En cuanto a la figura
de Bonaparte, y debido a los conflictos con Inglaterra, se dividió la opinión
española en época de Alcalá, particularmente en Andalucía, entre mamelucos
(simpatizantes con la cultura inglesa) y los que veían a Inglaterra como la “pérfida
Albión”. Galiano se confiesa mameluco, diciendo que se había ido formando esta
opinión por influencia de su padre, que seguramente admiraba la importancia de
la Armada inglesa. “Todo, pues, continuaba para mí próspero”, dice, pero se
acercaba la hora en que una desdicha iba a traer una cadena de desventuras,
refiriéndose a la muerte de su padre en 1805.
Para la batalla de
Trafalgar los buques franceses se unieron a la escuadra francesa de Villeneuve,
combatiendo frente al cabo de Finisterre y, posteriormente, llegando a Cádiz la
escuadra combinada.

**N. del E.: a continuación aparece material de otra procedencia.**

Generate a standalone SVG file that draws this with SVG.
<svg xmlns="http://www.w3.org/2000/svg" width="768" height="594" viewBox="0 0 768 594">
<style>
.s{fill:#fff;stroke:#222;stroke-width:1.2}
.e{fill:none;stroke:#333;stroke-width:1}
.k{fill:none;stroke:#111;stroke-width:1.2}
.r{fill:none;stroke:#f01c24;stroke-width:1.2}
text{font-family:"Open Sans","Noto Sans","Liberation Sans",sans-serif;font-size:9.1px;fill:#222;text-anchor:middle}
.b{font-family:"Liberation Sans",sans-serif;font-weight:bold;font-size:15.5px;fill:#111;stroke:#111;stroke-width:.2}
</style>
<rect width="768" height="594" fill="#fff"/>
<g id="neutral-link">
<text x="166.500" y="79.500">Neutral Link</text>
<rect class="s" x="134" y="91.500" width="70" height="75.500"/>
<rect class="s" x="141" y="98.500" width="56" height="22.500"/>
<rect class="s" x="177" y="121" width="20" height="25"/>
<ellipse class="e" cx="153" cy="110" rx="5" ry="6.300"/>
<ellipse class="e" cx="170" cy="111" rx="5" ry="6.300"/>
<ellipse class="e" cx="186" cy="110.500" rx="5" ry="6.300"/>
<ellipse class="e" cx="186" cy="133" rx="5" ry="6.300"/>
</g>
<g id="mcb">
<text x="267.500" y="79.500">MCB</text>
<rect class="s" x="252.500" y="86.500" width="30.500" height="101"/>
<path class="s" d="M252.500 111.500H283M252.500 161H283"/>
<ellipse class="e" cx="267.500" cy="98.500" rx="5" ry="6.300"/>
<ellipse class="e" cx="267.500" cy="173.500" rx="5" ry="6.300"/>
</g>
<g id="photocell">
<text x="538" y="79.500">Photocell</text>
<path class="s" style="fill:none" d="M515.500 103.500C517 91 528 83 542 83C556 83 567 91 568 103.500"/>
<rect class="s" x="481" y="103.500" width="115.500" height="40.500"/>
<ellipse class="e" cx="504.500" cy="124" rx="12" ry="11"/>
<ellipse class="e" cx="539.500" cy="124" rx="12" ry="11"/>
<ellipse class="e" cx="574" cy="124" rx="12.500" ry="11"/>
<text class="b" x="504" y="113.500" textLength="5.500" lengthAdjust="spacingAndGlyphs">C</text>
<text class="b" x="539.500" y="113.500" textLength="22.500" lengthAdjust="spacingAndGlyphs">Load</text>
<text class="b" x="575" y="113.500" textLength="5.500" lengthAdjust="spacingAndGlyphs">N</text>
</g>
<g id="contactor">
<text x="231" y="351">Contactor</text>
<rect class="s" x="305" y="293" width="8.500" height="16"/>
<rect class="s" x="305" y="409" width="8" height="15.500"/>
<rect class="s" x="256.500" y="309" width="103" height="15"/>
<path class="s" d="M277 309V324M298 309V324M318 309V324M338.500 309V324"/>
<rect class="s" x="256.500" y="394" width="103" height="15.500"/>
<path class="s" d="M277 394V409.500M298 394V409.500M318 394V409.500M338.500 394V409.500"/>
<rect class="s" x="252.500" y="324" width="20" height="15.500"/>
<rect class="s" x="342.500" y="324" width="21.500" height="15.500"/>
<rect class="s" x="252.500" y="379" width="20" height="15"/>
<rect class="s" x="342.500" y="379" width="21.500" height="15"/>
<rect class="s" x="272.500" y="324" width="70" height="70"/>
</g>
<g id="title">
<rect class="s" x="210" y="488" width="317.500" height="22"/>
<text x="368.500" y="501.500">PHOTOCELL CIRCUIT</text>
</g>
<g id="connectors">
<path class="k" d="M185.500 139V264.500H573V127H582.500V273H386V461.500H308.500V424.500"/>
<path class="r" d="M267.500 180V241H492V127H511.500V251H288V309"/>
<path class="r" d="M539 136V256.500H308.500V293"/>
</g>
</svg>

Nuestro autor viajó entonces con su madre, enferma, a
Chiclana y se separa por última vez de su padre (sin saberlo). En estos días
tuvo que salir la escuadra inesperadamente, presenciando desde una altura
cercana a Cádiz, nuestro autor, el combate de Trafalgar, que tuvo lugar en
medio de una borrasca imponente, siguiendo luego una falta de noticias
preocupante. Preguntando por el navío que mandaba su padre, y siendo informado
de que había sido destrozado, entiende que aquel ha muerto y Alcalá elogia la
memoria del ilustre marino que también fue matemático y cartógrafo.